WHY YOU SHOULD JOIN…
Recent attempts to silence authors like Toni Morrison, Nikole Hannah-Jones and Ta-Nehisi Coates and the banning of books about civil rights heroes like Martin Luther King are today’s echoes of the laws that made it illegal for enslaved people to learn how to read.
The current campaign to stop educators from speaking the truth about structural racism in our classrooms comes from the same white supremacist underpinnings as the laws that sought to segregate Black children into underfunded schools during Jim Crow. Both put a “badge of inferiority” on Black students in American public schools. Banning books and classroom teachings about racial injustice are not new ideas, they are the latest implementation of tactics employed time and again in a long-standing project to prevent social progress from eliminating structural inequalities.
These same tactics were used by the United Daughters of the Confederacy, whose efforts to impose a falsified “Lost Cause” history included erecting monuments across the country and gaining control over school textbooks in order to depict the Civil War as being fought over “states rights” instead of the moral question of slavery. Due to the lasting impact of their regressive backlash, less than 10% of all students today are able to identify slavery as the cause of the Civil War.
Now, we are again facing an organized campaign to keep students from learning the honest and inclusive history of the US. Since 2020, over 300 bills have been introduced at the federal and state levels to prevent students from understanding the full scope and significance of white supremacy in American history. This is pure indoctrination by those who want to ban all talk of structural racism in order to promote white supremacist explanations of enduring inequalities and disparities.

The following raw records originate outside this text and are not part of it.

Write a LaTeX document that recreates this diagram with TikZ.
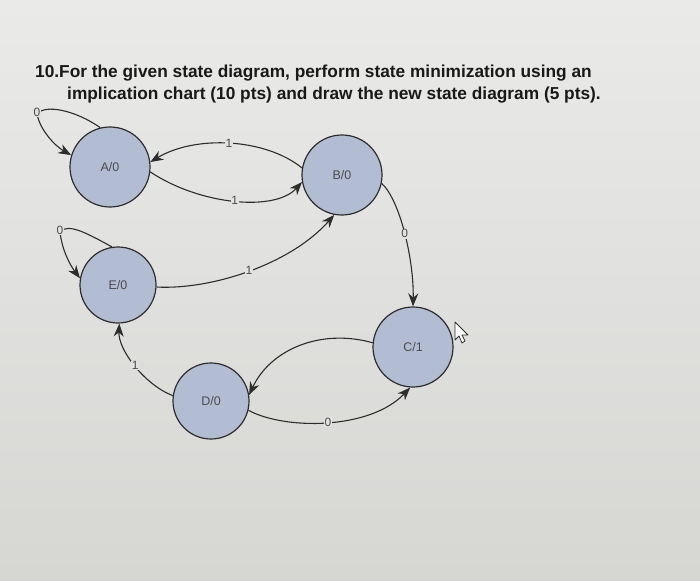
\documentclass[tikz,border=0pt]{standalone}
\usepackage{fontspec}
\setmainfont{Liberation Sans}
\usetikzlibrary{arrows.meta}
\definecolor{bgtop}{RGB}{234,234,233}
\definecolor{bgbot}{RGB}{214,214,211}
\definecolor{bgmid}{RGB}{226,226,224}
\definecolor{statefill}{RGB}{178,189,211}
\definecolor{edgecol}{RGB}{45,45,45}
\definecolor{inkcol}{RGB}{25,25,25}
\tikzset{
  statenode/.style={circle, draw=edgecol, line width=1.2pt, fill=statefill,
    minimum size=80pt, inner sep=0pt, font=\fontsize{12.5}{14}\selectfont, text=black!70},
  smallstate/.style={statenode, minimum size=76pt},
  trans/.style={draw=edgecol, line width=1.1pt, -{Stealth[length=13pt,width=10pt]}},
  elabel/.style={fill=bgmid, inner sep=0.6pt, font=\fontsize{12}{13}\selectfont, text=black!70},
  titletext/.style={anchor=base west, inner sep=0pt, font=\bfseries\fontsize{17.3}{20}\selectfont, text=inkcol}
}
\begin{document}
\begin{tikzpicture}[x=1pt,y=-1pt]
\shade[top color=bgtop, bottom color=bgbot] (0,0) rectangle (700,580);
\useasboundingbox (0,0) rectangle (700,580);

\node[titletext] (t1) at (35,78) {10.For the given state diagram, perform state minimization using an};
\node[titletext] (t2) at (67,100) {implication chart (10 pts) and draw the new state diagram (5 pts).};

\node[statenode] (A) at (110,167) {A/0};
\node[statenode] (B) at (342,175) {B/0};
\node[statenode] (C) at (413,347) {C/1};
\node[smallstate] (D) at (211,401) {D/0};
\node[smallstate] (E) at (118,285) {E/0};

% A self loop
\draw[trans] (A.104) .. controls (75,110) and (45,104) .. (37,114)
  .. controls (40,130) and (55,146) .. (A.163);
\node[elabel] (la) at (37,112) {0};
% B -> A
\draw[trans] (B.170) .. controls (265,138) and (195,135) .. (A.7)
  node[elabel, pos=0.5] (lba) {1};
% A -> B
\draw[trans] (A.-7) .. controls (200,205) and (275,212) .. (B.190)
  node[elabel, pos=0.5] (lab) {1};
% B -> C
\draw[trans] (B.-12) .. controls (400,200) and (414,260) .. (C.90)
  node[elabel, pos=0.5] (lbc) {0};
% E self loop
\draw[trans] (E.99) .. controls (90,235) and (68,222) .. (60,232)
  .. controls (62,250) and (70,265) .. (E.170);
\node[elabel] (le) at (60,230) {0};
% E -> B
\draw[trans] (E.-3) .. controls (210,290) and (290,265) .. (B.259)
  node[elabel, pos=0.5] (leb) {1};
% D -> E
\draw[trans] (D.172) .. controls (145,385) and (118,350) .. (E.272)
  node[elabel, pos=0.5] (lde) {1};
% C -> D
\draw[trans] (C.174) .. controls (320,328) and (270,350) .. (D.9);
% D -> C
\draw[trans] (D.-14) .. controls (285,430) and (370,430) .. (C.266)
  node[elabel, pos=0.5] (ldc) {0};

% mouse pointer
\draw[edgecol, line width=0.8pt, fill=white, line join=round]
  (455,322) -- (455,340) -- (459,336) -- (462,343) -- (465,341) -- (462,335) -- (468,335) -- cycle;
\end{tikzpicture}
\end{document}
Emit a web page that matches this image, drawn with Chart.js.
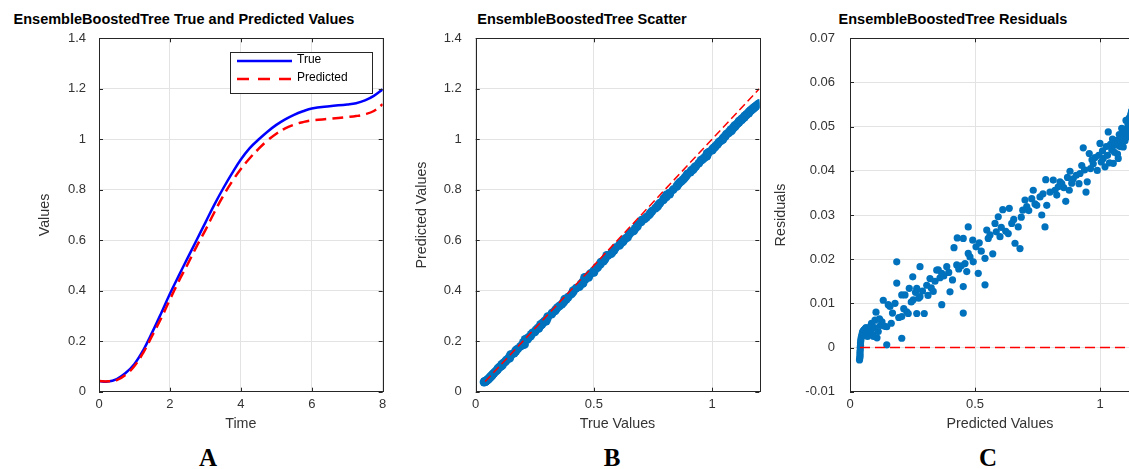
<!DOCTYPE html>
<html>
<head>
<meta charset="utf-8">
<script src="https://cdn.jsdelivr.net/npm/chart.js@4.4.1/dist/chart.umd.min.js"></script>
<style>
    html, body { margin: 0; padding: 0; background: #fff; overflow: hidden; }
    #wrap { position: relative; width: 1129px; height: 469px; overflow: hidden; }
    canvas { position: absolute; top: 0; }
    .titulo { position: absolute; font: bold 14.5px "Liberation Sans", Arial, sans-serif; color: #000; white-space: nowrap; transform: translate(-50%, -50%); }
    .letra { position: absolute; font: bold 25px "Liberation Serif", "Times New Roman", serif; color: #000; transform: translate(-50%, -50%); }
</style>
</head>
<body>
<div id="wrap">
    <div class="titulo" style="left:184px; top:19px;">EnsembleBoostedTree True and Predicted Values</div>
    <div class="titulo" style="left:582px; top:19px;">EnsembleBoostedTree Scatter</div>
    <div class="titulo" style="left:953px; top:19px;">EnsembleBoostedTree Residuals</div>
    <canvas id="graficoA" width="400" height="440" style="left:0px; width:400px; height:440px;"></canvas>
    <canvas id="graficoB" width="370" height="440" style="left:400px; width:370px; height:440px;"></canvas>
    <canvas id="graficoC" width="420" height="440" style="left:760px; width:420px; height:440px;"></canvas>
    <div class="letra" style="left:208px; top:458px;">A</div>
    <div class="letra" style="left:612px; top:458px;">B</div>
    <div class="letra" style="left:988px; top:458px;">C</div>
</div>
<script>
// Panel A: serie temporal
const time = [0, 0.25, 0.5, 0.75, 1, 1.25, 1.5, 1.75, 2, 2.25, 2.5, 2.75, 3, 3.25, 3.5, 3.75, 4, 4.25, 4.5, 4.75, 5, 5.25, 5.5, 5.75, 6, 6.5, 7, 7.25, 7.5, 7.75, 8];
const trueValues = [0.042, 0.040, 0.050, 0.074, 0.110, 0.165, 0.235, 0.310, 0.388, 0.460, 0.530, 0.600, 0.670, 0.740, 0.805, 0.865, 0.920, 0.965, 0.999, 1.030, 1.057, 1.079, 1.097, 1.111, 1.122, 1.131, 1.138, 1.143, 1.154, 1.172, 1.198];
const predictedValues = [0.042, 0.041, 0.046, 0.067, 0.102, 0.155, 0.222, 0.290, 0.365, 0.438, 0.505, 0.575, 0.640, 0.710, 0.775, 0.832, 0.882, 0.925, 0.962, 0.995, 1.022, 1.043, 1.058, 1.068, 1.075, 1.081, 1.088, 1.092, 1.099, 1.112, 1.139];

// Panel C: residuos (x = valor predicho, y = residuo); panel B usa verdadero = predicho + residuo
const residualPredicted = [
    0.038, 0.039, 0.040, 0.040, 0.040, 0.041, 0.041, 0.042, 0.042, 0.043, 0.044, 0.046, 0.048, 0.050, 0.053, 0.056, 0.060, 0.064, 0.058, 0.062,
    0.067, 0.070, 0.074, 0.078, 0.082, 0.086, 0.090, 0.094, 0.098, 0.100, 0.104, 0.108, 0.113, 0.118, 0.122, 0.128, 0.133, 0.138, 0.147, 0.147,
    0.153, 0.160, 0.165, 0.170, 0.180, 0.187, 0.187, 0.195, 0.207, 0.207, 0.207, 0.215, 0.220, 0.227, 0.233, 0.237, 0.245, 0.251, 0.253, 0.262,
    0.267, 0.267, 0.275, 0.280, 0.280, 0.290, 0.297, 0.307, 0.312, 0.320, 0.325, 0.333, 0.340, 0.347, 0.353, 0.360, 0.367, 0.367, 0.375, 0.387,
    0.395, 0.400, 0.410, 0.416, 0.427, 0.429, 0.435, 0.445, 0.453, 0.453, 0.453, 0.460, 0.467, 0.473, 0.473, 0.480, 0.491, 0.493, 0.504, 0.513,
    0.517, 0.525, 0.540, 0.540, 0.547, 0.553, 0.560, 0.571, 0.580, 0.585, 0.593, 0.600, 0.605, 0.611, 0.623, 0.633, 0.637, 0.647, 0.655, 0.660,
    0.673, 0.680, 0.685, 0.691, 0.700, 0.707, 0.715, 0.727, 0.733, 0.740, 0.747, 0.760, 0.767, 0.772, 0.780, 0.783, 0.787, 0.800, 0.813, 0.820,
    0.827, 0.833, 0.840, 0.847, 0.855, 0.863, 0.870, 0.877, 0.880, 0.887, 0.893, 0.905, 0.916, 0.920, 0.927, 0.933, 0.938, 0.944, 0.949, 0.957,
    0.962, 0.968, 0.973, 0.980, 0.989, 0.995, 1.000, 1.005, 1.010, 1.013, 1.020, 1.025, 1.030, 1.033, 1.038, 1.042, 1.047, 1.050, 1.053, 1.058,
    1.062, 1.067, 1.070, 1.073, 1.077, 1.080, 1.083, 1.087, 1.090, 1.093, 1.097, 1.100, 1.104, 1.106, 1.109, 1.112, 1.115, 1.117, 1.120, 1.123,
    1.126, 1.130, 1.133, 1.136, 1.140, 1.142
];
const residuals = [
    -0.0028, -0.0024, -0.0020, -0.0015, -0.0010, -0.0005, 0.0000, 0.0005, 0.0010, 0.0015, 0.0020, 0.0025, 0.0030, 0.0035, 0.0038, 0.0040, 0.0042, 0.0045, 0.0028, 0.0032,
    0.0035, 0.0025, 0.0030, 0.0038, 0.0048, 0.0055, 0.0030, 0.0025, 0.0045, 0.0062, 0.0080, 0.0022, 0.0036, 0.0065, 0.0050, 0.0058, 0.0107, 0.0048, 0.0006, 0.0047,
    0.0097, 0.0093, 0.0055, 0.0078, 0.0100, 0.0194, 0.0146, 0.0068, 0.0021, 0.0070, 0.0119, 0.0088, 0.0119, 0.0081, 0.0077, 0.0134, 0.0103, 0.0160, 0.0108, 0.0125,
    0.0077, 0.0134, 0.0112, 0.0183, 0.0115, 0.0128, 0.0077, 0.0141, 0.0118, 0.0156, 0.0135, 0.0127, 0.0150, 0.0175, 0.0176, 0.0158, 0.0097, 0.0168, 0.0162, 0.0183,
    0.0170, 0.0126, 0.0153, 0.0226, 0.0187, 0.0248, 0.0178, 0.0185, 0.0078, 0.0138, 0.0247, 0.0190, 0.0172, 0.0213, 0.0273, 0.0205, 0.0243, 0.0194, 0.0228, 0.0168,
    0.0237, 0.0218, 0.0142, 0.0202, 0.0266, 0.0247, 0.0255, 0.0212, 0.0281, 0.0262, 0.0296, 0.0251, 0.0272, 0.0312, 0.0263, 0.0258, 0.0315, 0.0281, 0.0290, 0.0236,
    0.0273, 0.0224, 0.0295, 0.0311, 0.0334, 0.0319, 0.0310, 0.0337, 0.0356, 0.0325, 0.0322, 0.0341, 0.0300, 0.0348, 0.0273, 0.0380, 0.0322, 0.0352, 0.0379, 0.0356,
    0.0345, 0.0364, 0.0375, 0.0371, 0.0362, 0.0331, 0.0385, 0.0356, 0.0399, 0.0372, 0.0382, 0.0390, 0.0371, 0.0394, 0.0412, 0.0452, 0.0402, 0.0352, 0.0375, 0.0439,
    0.0405, 0.0425, 0.0416, 0.0430, 0.0401, 0.0435, 0.0462, 0.0420, 0.0445, 0.0428, 0.0409, 0.0455, 0.0435, 0.0488, 0.0418, 0.0460, 0.0447, 0.0472, 0.0417, 0.0442,
    0.0458, 0.0469, 0.0438, 0.0428, 0.0482, 0.0455, 0.0465, 0.0496, 0.0475, 0.0454, 0.0488, 0.0468, 0.0514, 0.0495, 0.0477, 0.0505, 0.0490, 0.0520, 0.0510, 0.0528,
    0.0535, 0.0545, 0.0555, 0.0565, 0.0580, 0.0595
];

// Líneas de referencia
const idealLineX = [0.04, 1.2];
const zeroLineX = [0.04, 1.14];

const FUENTE = '"Liberation Sans", Arial, sans-serif';
const COLOR_TEXTO = '#333333';
const COLOR_GRID = '#e3e3e3';
const AZUL_MARCA = '#0072BD';

// Dibuja la caja de ejes y las marcas hacia adentro (estilo MATLAB)
const cajaPlugin = {
    id: 'caja',
    afterDatasetsDraw(chart) {
        const { ctx, chartArea: a, scales } = chart;
        ctx.save();
        ctx.strokeStyle = '#262626';
        ctx.lineWidth = 1;
        const len = 4;
        ctx.beginPath();
        scales.x.ticks.forEach(t => {
            const px = Math.round(scales.x.getPixelForValue(t.value)) + 0.5;
            ctx.moveTo(px, a.bottom); ctx.lineTo(px, a.bottom - len);
            ctx.moveTo(px, a.top); ctx.lineTo(px, a.top + len);
        });
        scales.y.ticks.forEach(t => {
            const py = Math.round(scales.y.getPixelForValue(t.value)) + 0.5;
            ctx.moveTo(a.left, py); ctx.lineTo(a.left + len, py);
            ctx.moveTo(a.right, py); ctx.lineTo(a.right - len, py);
        });
        ctx.stroke();
        ctx.strokeRect(Math.round(a.left) + 0.5, Math.round(a.top) + 0.5, Math.round(a.right - a.left), Math.round(a.bottom - a.top));
        ctx.restore();
    }
};

// Leyenda dentro del panel A
const leyendaPlugin = {
    id: 'leyendaA',
    afterDraw(chart) {
        const ctx = chart.ctx;
        ctx.save();
        ctx.fillStyle = '#fff';
        ctx.fillRect(230.5, 52.5, 142, 41);
        ctx.strokeStyle = '#262626';
        ctx.lineWidth = 1;
        ctx.strokeRect(230.5, 52.5, 142, 41);
        chart.data.datasets.forEach((ds, i) => {
            const y = i === 0 ? 61 : 79;
            ctx.strokeStyle = ds.borderColor;
            ctx.lineWidth = 2.5;
            ctx.setLineDash(i === 0 ? [] : [12, 9]);
            ctx.beginPath();
            ctx.moveTo(237, y);
            ctx.lineTo(292, y);
            ctx.stroke();
            ctx.setLineDash([]);
            ctx.fillStyle = '#000';
            ctx.font = '12px ' + FUENTE;
            ctx.textBaseline = 'middle';
            ctx.fillText(ds.label, 297, y - 1);
        });
        ctx.restore();
    }
};

function fijarTamano(size) {
    return function (scale) {
        if (scale.isHorizontal()) scale.height = size; else scale.width = size;
    };
}

function soloMediaUnidad(scale) {
    scale.ticks = scale.ticks.filter(t => Math.abs(t.value * 2 - Math.round(t.value * 2)) < 1e-9);
}

function formato(v) {
    return String(Number(v.toFixed(3)));
}

function ejes(cfg) {
    return {
        x: {
            type: 'linear', min: cfg.xmin, max: cfg.xmax,
            afterFit: fijarTamano(48.3),
            afterBuildTicks: cfg.filtroX || undefined,
            grid: { color: COLOR_GRID, drawTicks: false },
            border: { display: false },
            ticks: { stepSize: cfg.xstep, padding: 4.5, color: COLOR_TEXTO, font: { family: FUENTE, size: 13, lineHeight: 1.2 }, callback: formato, maxRotation: 0 },
            title: { display: true, text: cfg.xtitle, color: COLOR_TEXTO, font: { family: FUENTE, size: 14.3, lineHeight: 1.2 }, padding: { top: 0, bottom: 7.4 } }
        },
        y: {
            type: 'linear', min: cfg.ymin, max: cfg.ymax,
            afterFit: fijarTamano(cfg.ywidth),
            grid: { color: COLOR_GRID, drawTicks: false },
            border: { display: false },
            ticks: { stepSize: cfg.ystep, padding: cfg.ypad, color: COLOR_TEXTO, font: { family: FUENTE, size: 13, lineHeight: 1.2 }, callback: formato },
            title: { display: true, text: cfg.ytitle, color: COLOR_TEXTO, font: { family: FUENTE, size: 14.3, lineHeight: 1.2 }, padding: { top: cfg.ytitlePad, bottom: 0 } }
        }
    };
}

function opcionesBase(paddingRight, escalas) {
    return {
        responsive: false,
        animation: false,
        devicePixelRatio: 1,
        layout: { padding: { top: 38.3, right: paddingRight, left: 0, bottom: 0 } },
        plugins: { legend: { display: false }, tooltip: { enabled: false }, title: { display: false } },
        scales: escalas
    };
}

// Panel A
new Chart(document.getElementById('graficoA'), {
    type: 'scatter',
    data: {
        datasets: [
            {
                label: 'True', order: 1,
                data: time.map((t, i) => ({ x: t, y: trueValues[i] })),
                showLine: true, borderColor: '#0000FF', borderWidth: 2.5, pointRadius: 0,
                tension: 0.4
            },
            {
                label: 'Predicted', order: 0,
                data: time.map((t, i) => ({ x: t, y: predictedValues[i] })),
                showLine: true, borderColor: '#FF0000', borderWidth: 2.5, borderDash: [11, 6], pointRadius: 0,
                tension: 0.4
            }
        ]
    },
    options: opcionesBase(17.3, ejes({
        xmin: 0, xmax: 8, xstep: 2, xtitle: 'Time',
        ymin: 0, ymax: 1.4, ystep: 0.2, ytitle: 'Values',
        ywidth: 99, ypad: 13, ytitlePad: 36.4
    })),
    plugins: [cajaPlugin, leyendaPlugin]
});

// Panel B
new Chart(document.getElementById('graficoB'), {
    type: 'scatter',
    data: {
        datasets: [
            {
                label: 'Ideal', order: 0,
                data: idealLineX.map(v => ({ x: v, y: v })),
                showLine: true, borderColor: '#FF0000', borderWidth: 1.5, borderDash: [8, 4], pointRadius: 0
            },
            {
                label: 'Scatter', order: 1,
                data: residualPredicted.map((p, i) => ({ x: p + residuals[i], y: p })),
                pointRadius: 4.4, pointBackgroundColor: AZUL_MARCA, pointBorderWidth: 0
            }
        ]
    },
    options: opcionesBase(10.7, ejes({
        xmin: 0, xmax: 1.2, xstep: 0.5, xtitle: 'True Values', filtroX: soloMediaUnidad,
        ymin: 0, ymax: 1.4, ystep: 0.2, ytitle: 'Predicted Values',
        ywidth: 75.7, ypad: 14, ytitlePad: 13.1
    })),
    plugins: [cajaPlugin]
});

// Panel C
new Chart(document.getElementById('graficoC'), {
    type: 'scatter',
    data: {
        datasets: [
            {
                label: 'Cero', order: 0,
                data: zeroLineX.map(v => ({ x: v, y: 0 })),
                showLine: true, borderColor: '#FF0000', borderWidth: 1.5, borderDash: [10, 5], pointRadius: 0
            },
            {
                label: 'Residuals', order: 1,
                data: residualPredicted.map((p, i) => ({ x: p, y: residuals[i] })),
                pointRadius: 3.6, pointBackgroundColor: AZUL_MARCA, pointBorderWidth: 0
            }
        ]
    },
    options: opcionesBase(30, ejes({
        xmin: 0, xmax: 1.2, xstep: 0.5, xtitle: 'Predicted Values', filtroX: soloMediaUnidad,
        ymin: -0.01, ymax: 0.07, ystep: 0.01, ytitle: 'Residuals',
        ywidth: 90, ypad: 15, ytitlePad: 12.1
    })),
    plugins: [cajaPlugin]
});
</script>
</body>
</html>
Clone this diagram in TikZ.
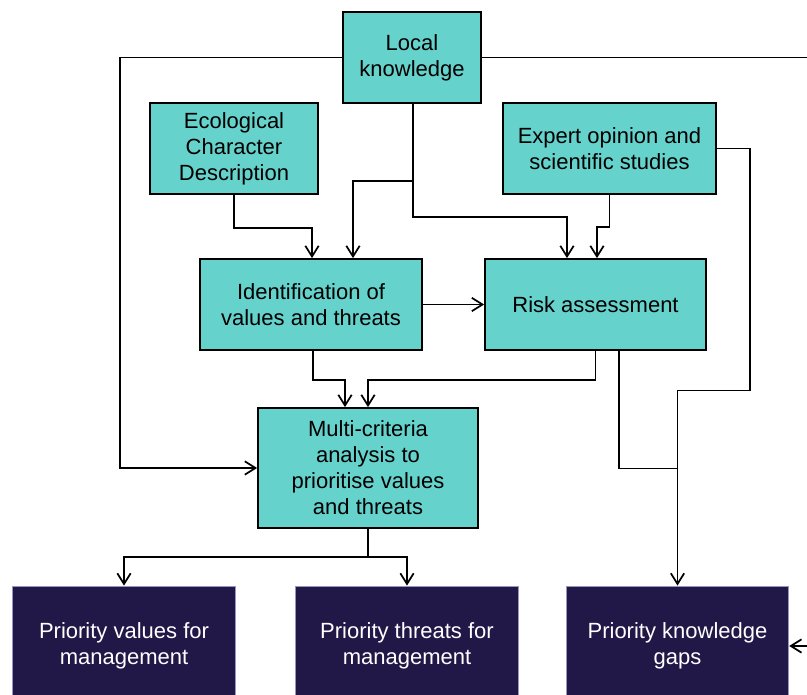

Emboldened by these laws, so-called “parents’ rights” groups such as Moms for Liberty have successfully initiated thousands of book bans, challenging even titles like Ruby Bridges Goes to School. Just like the white mothers who formed textbook committees after the Civil War, or those who violently opposed integrated schools as an encroachment on “states rights,” the leaders of Moms for Liberty seek to rewrite history and twist the inclusion of Black histories into the exclusion of white students. These lies and distortions hurt all students and deprive them of the education they need. Our children deserve better.